SEARS v. SEARS (IN RE AFY, INC.)
United States Court of Appeals, Eighth Circuit (2018)
Facts
- A family dispute arose involving Ainsworth Feed Yards Company, Inc. ("AFY"), a Nebraska corporation owned by several relatives, including Korley and Robert Sears.
- In 2007, some relatives sold their interests in AFY to Korley Sears through a stock sale agreement that required the delivery of promissory notes.
- After AFY filed for Chapter 11 bankruptcy in 2010, the bankruptcy court later converted it to a Chapter 7 proceeding.
- Rhett, Ronald, and Dane Sears filed claims for payments owed under the stock sale agreement, which were ultimately paid by the bankruptcy trustee.
- In October 2014, Korley and Robert Sears filed a lawsuit in Nebraska state court against several family members and their respective trusts, alleging various claims, including breach of contract and unjust enrichment.
- The Sears Defendants removed the case to federal bankruptcy court, where the bankruptcy court dismissed the complaint based on the shareholder standing rule and claim preclusion.
- The Bankruptcy Appellate Panel (BAP) upheld this dismissal, leading to an appeal by Korley and Robert Sears.
- The procedural history included the bankruptcy court's findings regarding the claims and the subsequent appeals.
Issue
- The issue was whether the bankruptcy court properly dismissed the claims filed by Korley and Robert Sears based on the shareholder standing rule.
Holding — Colloton, J.
- The U.S. Court of Appeals for the Eighth Circuit held that the bankruptcy court properly dismissed the claims of Korley and Robert Sears.
Rule
- Shareholders generally lack standing to bring claims that are derivative of injuries suffered by the corporation.
Reasoning
- The Eighth Circuit reasoned that the bankruptcy court had jurisdiction over the case because the claims were related to the bankruptcy estate and could affect AFY's administration.
- The court found that the plaintiffs had impliedly consented to the bankruptcy court's authority by failing to timely object to its jurisdiction.
- Additionally, the court determined that the shareholder standing rule barred the claims since the injuries alleged were derivative of those suffered by AFY, not personal to the plaintiffs.
- The court noted that shareholders cannot initiate actions to enforce corporate rights unless the corporation's management has refused to act for reasons other than good faith.
- The plaintiffs' claims, including breach of fiduciary duty and tortious interference, were determined to be claims of the corporation rather than individual shareholder claims.
- The alleged injuries did not represent a direct harm to the plaintiffs, further solidifying the application of the shareholder standing rule.
Deep Dive: How the Court Reached Its Decision
Jurisdiction of the Bankruptcy Court
The court determined that the bankruptcy court had appropriate jurisdiction over the case because the claims made by Korley and Robert Sears were related to the bankruptcy estate of Ainsworth Feed Yards Company, Inc. (AFY).
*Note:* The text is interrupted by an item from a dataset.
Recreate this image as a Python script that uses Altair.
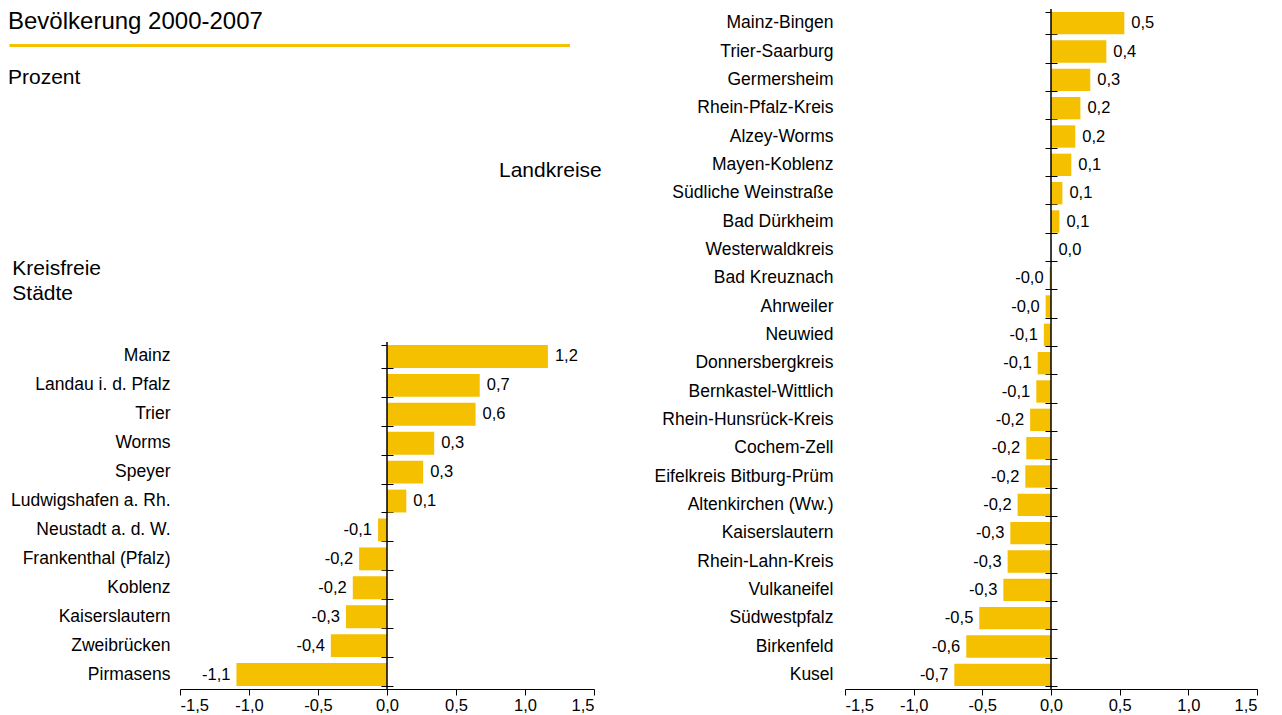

Under 28 U.S.C. § 1334(b), a bankruptcy court has jurisdiction over cases that arise under or relate to Title 11. The plaintiffs alleged that the Sears Defendants breached the stock sale agreement and unjustly enriched themselves at the expense of AFY’s bankruptcy estate, which indicated that the outcome of their claims could potentially affect the administration of the bankruptcy estate. The court noted that a proceeding is considered "related to" a bankruptcy case if its outcome could alter the debtor's rights or impact how the bankruptcy estate is managed. Therefore, the nature of the claims justified the bankruptcy court's jurisdiction over the matter.
Consent to Bankruptcy Court Authority
The court found that Korley and Robert Sears impliedly consented to the bankruptcy court's authority to enter a final order by failing to timely object to the court’s jurisdiction. The bankruptcy procedural rules require parties to file a statement indicating whether they consent to the bankruptcy court handling the case within fourteen days of removal from state court. The plaintiffs did not file a timely objection, and their subsequent actions, including filing an appeal to the Bankruptcy Appellate Panel (BAP) instead of the district court, suggested that they accepted the bankruptcy court's jurisdiction. This lack of timely objection and the choice to appeal reinforced the conclusion that the plaintiffs were willing to resolve the matter through the bankruptcy court rather than contest its authority.
Shareholder Standing Rule
The Eighth Circuit upheld the Bankruptcy Appellate Panel's determination that the shareholder standing rule barred the claims made by the plaintiffs. This rule restricts shareholders from bringing actions to enforce corporate rights unless the corporation’s management has refused to pursue the claim for reasons other than good faith business judgment. The court emphasized that a corporation is a separate legal entity distinct from its shareholders, and thus shareholders cannot claim for injuries that are derivative of harm to the corporation itself. In this case, the claims made by Korley and Robert Sears were deemed derivative, as they alleged injuries that would only impact them as shareholders, rather than asserting direct injuries suffered independently of AFY. Consequently, the court concluded that the claims did not meet the requirements to bypass the shareholder standing rule.